Scope of the Arbitration Agreement
The court also addressed the scope of Bustos's arbitration agreement, reaffirming that the language explicitly limited claims to those arising from her employment with MUY. It highlighted that the agreement did not reference any future claims that could arise from employment with successor companies, such as Ayvaz Pizza. The court reasoned that the specific provisions of the agreement delineated the parties covered by the arbitration clause, and since Ayvaz was not mentioned, Bustos's claims against Ayvaz fell outside the agreement's reach. The court further noted that for arbitration agreements to extend to future employment scenarios, explicit language must be included, which was absent in Bustos's case. Therefore, the court concluded that Bustos's claims were solely based on her employment with Ayvaz and not covered by the MUY arbitration agreement.

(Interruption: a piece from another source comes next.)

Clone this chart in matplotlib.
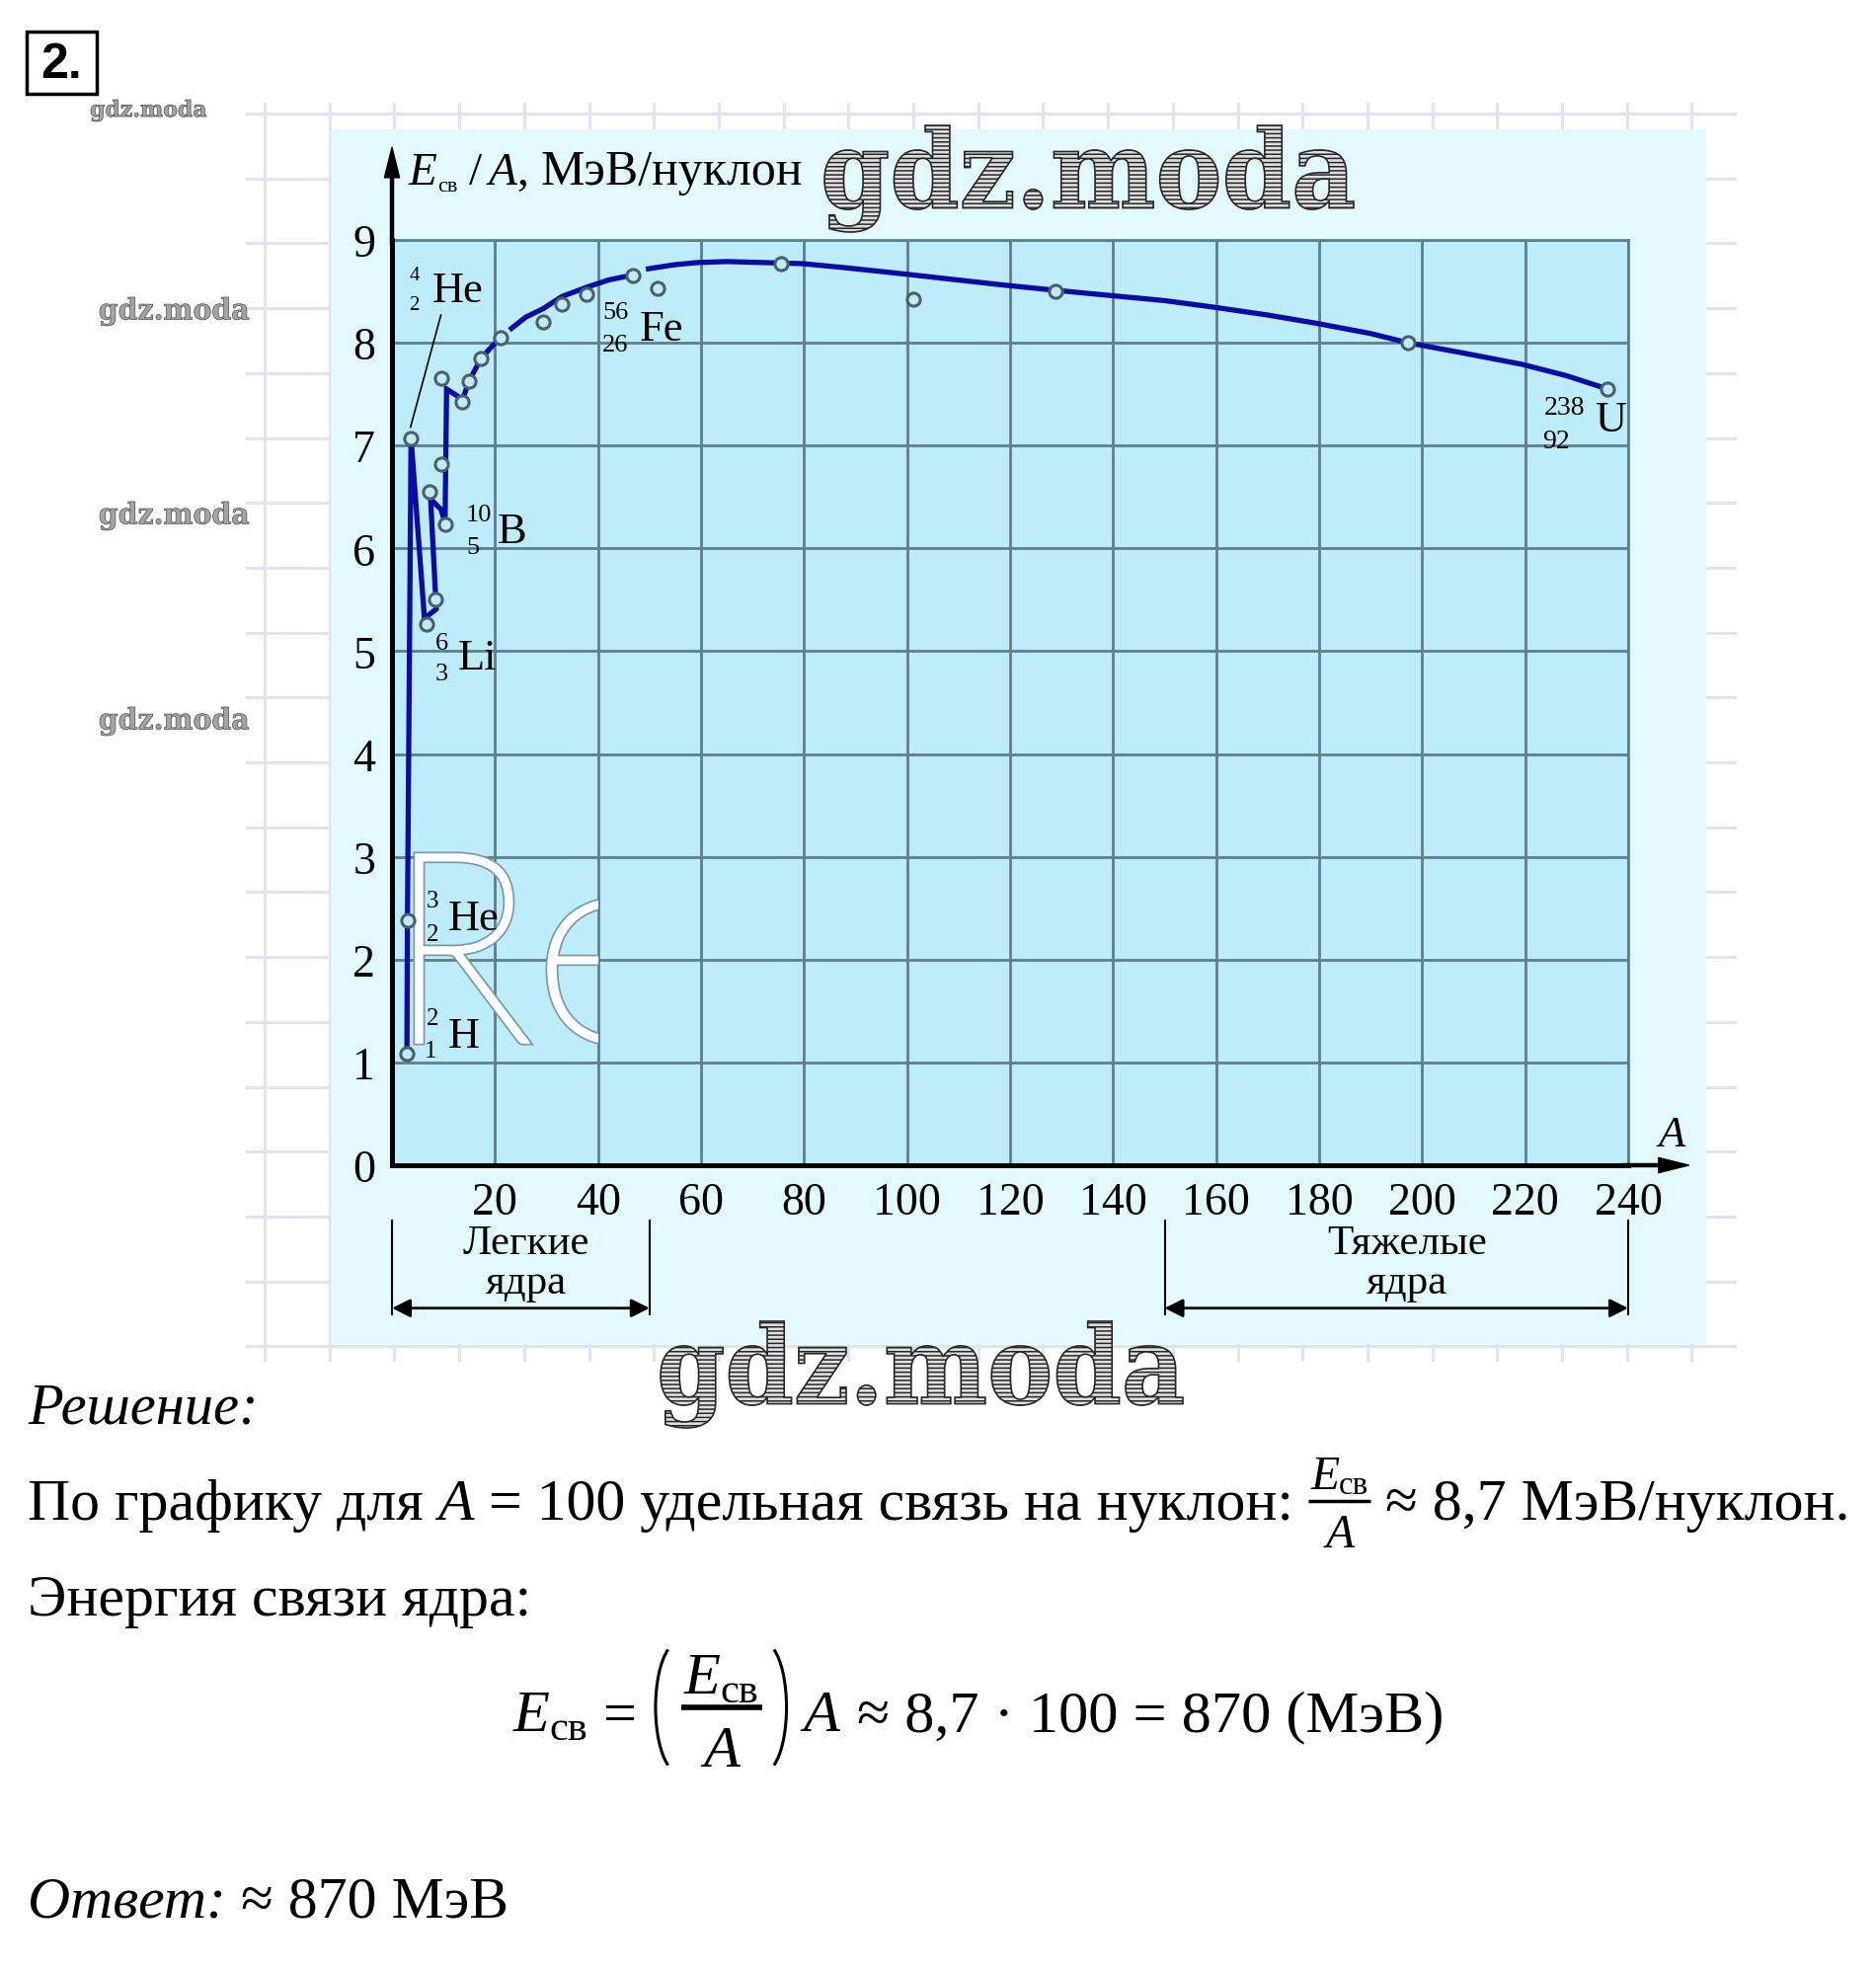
import matplotlib
matplotlib.use("Agg")
import numpy as np
import matplotlib.pyplot as plt
from matplotlib.patches import Rectangle, PathPatch, Arc
from matplotlib.textpath import TextPath
from matplotlib.font_manager import FontProperties
from matplotlib.transforms import Affine2D

# ---- values (A, E/A in MeV/nucleon) ----
# zigzag through the light nuclei
light_A = [2.9, 3.0, 3.7, 6.3, 8.6, 7.5, 9.5, 10.3, 10.6, 13.7, 15.0, 17.3, 21.0]
light_E = [1.09, 2.38, 7.07, 5.32, 5.41, 6.48, 6.38, 6.25, 7.55, 7.45, 7.63, 7.85, 8.05]
# smooth curve, two pieces (broken at the Fe point)
curve1_A = [23.2, 26.0, 29.3, 33.0, 37.8, 42.0, 46.8]
curve1_E = [8.14, 8.25, 8.33, 8.45, 8.54, 8.61, 8.66]
curve2_A = [49.8, 55.0, 59.3, 65.0, 72.0, 79.6, 88.0, 99.3, 110.0, 119.0, 128.9, 139.4,
            150.0, 159.0, 170.0, 179.4, 190.0, 197.2, 208.0, 219.4, 228.0, 236.0]
curve2_E = [8.72, 8.76, 8.78, 8.79, 8.78, 8.77, 8.73, 8.67, 8.61, 8.56, 8.51, 8.46,
            8.41, 8.35, 8.27, 8.19, 8.09, 8.00, 7.90, 7.79, 7.68, 7.55]
# measured nuclei (hollow circles)
pts_A = [2.9, 3.0, 3.6, 6.65, 8.4, 7.2, 9.5, 10.35, 9.65, 13.7, 15.0, 17.3, 21.0,
         29.3, 33.0, 37.8, 46.8, 51.6, 75.6, 101.2, 128.9, 197.2, 236.0]
pts_E = [1.09, 2.38, 7.07, 5.26, 5.50, 6.55, 6.82, 6.23, 7.66, 7.42, 7.63, 7.85, 8.05,
         8.20, 8.38, 8.47, 8.65, 8.53, 8.77, 8.42, 8.50, 8.00, 7.55]
# nuclide labels: mass number, charge number, symbol
nuc_mass = ["4", "56", "10", "6", "3", "2", "238"]
nuc_charge = ["2", "26", "5", "3", "2", "1", "92"]
nuc_sym = ["He", "Fe", "B", "Li", "He", "H", "U"]
x_ticks = list(range(20, 241, 20))
y_ticks = list(range(0, 10))

# label layout (A, E) for mass / charge / symbol, digit size
nuc_pos = [((4.3, 8.66), (4.3, 8.37), (12.7, 8.51), 15),
           ((43.4, 8.30), (43.4, 7.98), (52.3, 8.14), 19),
           ((16.9, 6.33), (15.8, 6.01), (23.3, 6.17), 19),
           ((9.65, 5.08), (9.65, 4.78), (16.5, 4.94), 19),
           ((7.9, 2.57), (7.9, 2.25), (15.9, 2.40), 18),
           ((7.9, 1.43), (7.5, 1.11), (14.0, 1.26), 18),
           ((227.7, 7.37), (226.1, 7.05), (236.5, 7.25), 20)]

SERIF = "Liberation Serif"
PLOT_BG = "#bdedfb"
GRID = "#5e7e8b"
BLUE = "#0b0ba6"

fig = plt.figure(figsize=(19, 19.99), dpi=100)
R = fig.canvas.get_renderer()

# background axes in pixel units (y grows downwards)
bg = fig.add_axes([0, 0, 1, 1])
bg.set_xlim(0, 1900)
bg.set_ylim(1999, 0)
bg.axis("off")

# faint lavender squared paper
for k in range(23):
    x = 268 + 65.7 * k
    bg.plot([x, x], [106, 1378], color="#e2e2f6", lw=2.2, zorder=0.5)
for k in range(20):
    y = 116 + 65.7 * k
    bg.plot([250, 1757], [y, y], color="#e2e2f6", lw=2.2, zorder=0.5)
bg.add_patch(Rectangle((335, 132), 1393, 1230, facecolor="#e2faff", edgecolor="none", zorder=1))

# "2." box
bg.add_patch(Rectangle((27, 33), 71, 63, facecolor="none", edgecolor="k", lw=2.5, zorder=2))
bg.text(62, 66, "2.", ha="center", va="center", fontsize=36, weight="bold",
        family="Liberation Sans", zorder=3)


def text_path(s, family, weight, x0, y0, x1, y1):
    # glyph outline stretched into the pixel box (x0, y0)-(x1, y1)
    fp = FontProperties(family=family, weight=weight)
    tp = TextPath((0, 0), s, size=100, prop=fp)
    ext = tp.get_extents()
    tr = Affine2D().translate(-ext.x0, -ext.y1).scale((x1 - x0) / ext.width,
                                                      -(y1 - y0) / ext.height).translate(x0, y0)
    return tr.transform_path(tp)


def watermark(x0, y0, x1, y1, hatch=True, lw=1.2):
    path = text_path("gdz.moda", "DejaVu Serif", "bold", x0, y0, x1, y1)
    if hatch:
        bg.add_patch(PathPatch(path, facecolor="#e0e0e0", edgecolor="#262626", lw=lw,
                               hatch="----", zorder=10))
    else:
        bg.add_patch(PathPatch(path, facecolor="#a4a4a4", edgecolor="#4a4a4a", lw=lw, zorder=10))


plt.rcParams["hatch.linewidth"] = 1.1
watermark(835, 128, 1371, 236)
watermark(669, 1339, 1198, 1447)
watermark(92, 102, 209, 124, hatch=False, lw=0.5)
for yy in (302, 509, 717):
    watermark(101, yy, 252, yy + 29, hatch=False, lw=0.5)

# ---- chart axes ----
ax = fig.add_axes([397 / 1900, (1999 - 1181) / 1999, 1252 / 1900, 937 / 1999])
ax.set_facecolor(PLOT_BG)
ax.set_xlim(0, 240)
ax.set_ylim(0, 9)
ax.set_xticks([0] + x_ticks)
ax.set_xticklabels([""] + [str(v) for v in x_ticks])
ax.set_yticks(y_ticks)
ax.set_yticklabels([str(v) for v in y_ticks])
ax.grid(True, color=GRID, lw=2)
ax.set_axisbelow(True)
ax.tick_params(length=0, labelsize=33, pad=12)
for lab in ax.get_xticklabels() + ax.get_yticklabels():
    lab.set_family(SERIF)
for s in ("top", "right"):
    ax.spines[s].set_color(GRID)
    ax.spines[s].set_linewidth(2)
for s in ("left", "bottom"):
    ax.spines[s].set_color("k")
    ax.spines[s].set_linewidth(3.6)
    ax.spines[s].set_zorder(5)

# axis arrows
ax.annotate("", xy=(0, 1.1), xytext=(0, 0.995), xycoords="axes fraction",
            arrowprops=dict(width=2.2, headwidth=11, headlength=22, color="k"),
            annotation_clip=False)
ax.annotate("", xy=(1.049, 0), xytext=(0.995, 0), xycoords="axes fraction",
            arrowprops=dict(width=2.2, headwidth=11, headlength=22, color="k"),
            annotation_clip=False)
ax.text(1.035, 0.033, "A", transform=ax.transAxes, fontsize=32, style="italic",
        family=SERIF, ha="center", va="center")

# "Re" watermark inside the chart, cut at the A = 40 grid line
re_clip = Rectangle((397, 244), 40 * 1252 / 240, 937, transform=bg.transData)
for ch, box in (("R", (423, 868, 532, 1055)), ("e", (557, 913, 690, 1057))):
    path = text_path(ch, "Lato", "light", *box)
    for ec, lw, z in (("#7d98a3", 6.5, 2.4), ("white", 4.0, 2.5)):
        p = PathPatch(path, facecolor="white", edgecolor=ec, lw=lw,
                      transform=bg.transData, zorder=z)
        ax.add_artist(p)
        p.set_clip_path(re_clip)

# data
ax.plot(light_A, light_E, color=BLUE, lw=3.8, zorder=3, solid_joinstyle="miter")
ax.plot(curve1_A, curve1_E, color=BLUE, lw=3.8, zorder=3)
ax.plot(curve2_A, curve2_E, color=BLUE, lw=3.8, zorder=3)
ax.plot(pts_A, pts_E, "o", ms=9.5, mfc=PLOT_BG, mec="#4e5e66", mew=2.2, zorder=4, clip_on=False)
ax.plot([3.6, 9.5], [7.18, 8.27], color="k", lw=1.2, zorder=3)

for m, z, s, (pm, pz, ps, fs) in zip(nuc_mass, nuc_charge, nuc_sym, nuc_pos):
    ax.text(*pm, m, fontsize=fs, family=SERIF, ha="center", va="center", zorder=6)
    ax.text(*pz, z, fontsize=fs, family=SERIF, ha="center", va="center", zorder=6)
    ax.text(*ps, s, fontsize=32, family=SERIF, ha="center", va="center", zorder=6)

# light / heavy nuclei brackets
for (a0, a1), name in (((0, 50), "Легкие"), ((150, 240), "Тяжелые")):
    for a in (a0, a1):
        ax.plot([a, a], [-0.54, -1.45], color="k", lw=1.5, clip_on=False)
    ax.annotate("", xy=(a0, -1.39), xytext=(a1, -1.39), xycoords="data",
                arrowprops=dict(arrowstyle="<|-|>", color="k", lw=2, mutation_scale=28,
                                shrinkA=0, shrinkB=0),
                annotation_clip=False)
    xc = (a0 + a1) / 2 + (1 if a0 == 0 else 2)
    ax.text(xc, -0.76, name, fontsize=31, family=SERIF, ha="center", va="center")
    ax.text(xc, -1.14, "ядра", fontsize=31, family=SERIF, ha="center", va="center")


# ---- text helpers (pixel units on bg) ----
def runs(x, y, items):
    ts = []
    x0 = x
    for s, kw, dy, gap in items:
        t = bg.text(x, y + dy, s, ha="left", va="baseline", **kw)
        ts.append(t)
        x += t.get_window_extent(R).width + gap
    return ts, x - x0


def shift(ts, dx):
    for t in ts:
        px, py = t.get_position()
        t.set_x(px + dx)


def fraction(x, ybar, num, den, yn, yd, pad, lw):
    nts, nw = runs(x, yn, num)
    dts, dw = runs(x, yd, den)
    w = max(nw, dw) + 2 * pad
    shift(nts, (w - nw) / 2)
    shift(dts, (w - dw) / 2)
    ln, = bg.plot([x, x + w], [ybar, ybar], color="k", lw=lw, solid_capstyle="butt")
    return w, nts + dts + [ln]


def st(fs, italic=False):
    d = dict(family=SERIF, fontsize=fs, color="k")
    if italic:
        d["style"] = "italic"
    return d


def line1(fs):
    sp = 0.25 * fs * 100 / 72
    arts = []
    ts, w = runs(28, 1539, [("По графику для", st(fs), 0, sp),
                            ("A", st(fs, True), 0, sp),
                            ("= 100 удельная связь на нуклон:", st(fs), 0, sp)])
    arts += ts
    x = 28 + w
    fw, fa = fraction(x, 1521,
                      [("E", st(fs * 0.8, True), 0, 0), ("св", st(fs * 0.55), 5, 0)],
                      [("A", st(fs * 0.8, True), 0, 0)],
                      1508, 1567, 2, 2.5)
    arts += fa
    x += fw + sp
    ts, w = runs(x, 1539, [("≈ 8,7 МэВ/нуклон.", st(fs), 0, 0)])
    arts += ts
    return x + w, arts


end, arts = line1(40)
for a in arts:
    a.remove()
FS = 40 * (1865 - 28 - 60) / (end - 28 - 60)
line1(FS)

runs(28, 1442, [("Решение:", st(FS * 0.98, True), 0, 0)])
runs(28, 1636, [("Энергия связи ядра:", st(FS), 0, 0)])


def formula(fs):
    sp = 0.25 * fs * 100 / 72
    arts = []
    ts, w = runs(520, 1753, [("E", st(fs, True), 0, 0), ("св", st(fs * 0.7), 9, sp),
                             ("=", st(fs), 0, sp + 4)])
    arts += ts
    x = 520 + w
    lp = Arc((x + 23, 1730), 46, 131, theta1=100, theta2=260, color="k", lw=2.2)
    bg.add_patch(lp)
    arts.append(lp)
    x += 26
    fw, fa = fraction(x, 1730,
                      [("E", st(fs, True), 0, 0), ("св", st(fs * 0.7), 9, 0)],
                      [("A", st(fs, True), 0, 0)],
                      1715, 1789, 3, 4)
    arts += fa
    x += fw + 6
    rp = Arc((x - 4, 1730), 46, 131, theta1=-80, theta2=80, color="k", lw=2.2)
    bg.add_patch(rp)
    arts.append(rp)
    x += 36
    ts, w = runs(x, 1753, [("A", st(fs, True), 0, sp + 2),
                           ("≈ 8,7 · 100 = 870 (МэВ)", st(fs), 0, 0)])
    arts += ts
    return x + w, arts


end, arts = formula(FS * 1.1)
for a in arts:
    a.remove()
FS2 = FS * 1.1 * (1482 - 520 - 320) / (end - 520 - 320)
formula(FS2)

runs(28, 1942, [("Ответ:", st(FS, True), 0, 0.25 * FS * 100 / 72),
                ("≈ 870 МэВ", st(FS), 0, 0)])

# y axis title
runs(414, 187, [("E", st(34, True), 0, 0), ("св", st(16), 7, 12),
                ("/", st(34), 0, 6), ("A", st(34, True), 0, 0),
                (",", st(34), 0, 12), ("МэВ/нуклон", st(36), 0, 0)])

fig.savefig("out.png", dpi=100)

Implications of Employment Transition
The court acknowledged the complexities involved when an employee transitions from one company to another, especially regarding the implications of continuing employment. While Bustos continued her role after Ayvaz acquired MUY, the court found that mere continuation did not signify acceptance of the previous arbitration terms without express agreement. It distinguished Bustos's situation from precedents like Marenco, where the predecessor's agreements were maintained as part of the acquisition. The court clarified that new employment relationships, such as the one Bustos entered into with Ayvaz, necessitate a fresh offer and acceptance that explicitly incorporates any prior arbitration obligations. Thus, the court held that the absence of clear evidence showing that Bustos had accepted the terms of the MUY arbitration agreement in her new role with Ayvaz supported her right to pursue her claims in court instead of arbitration.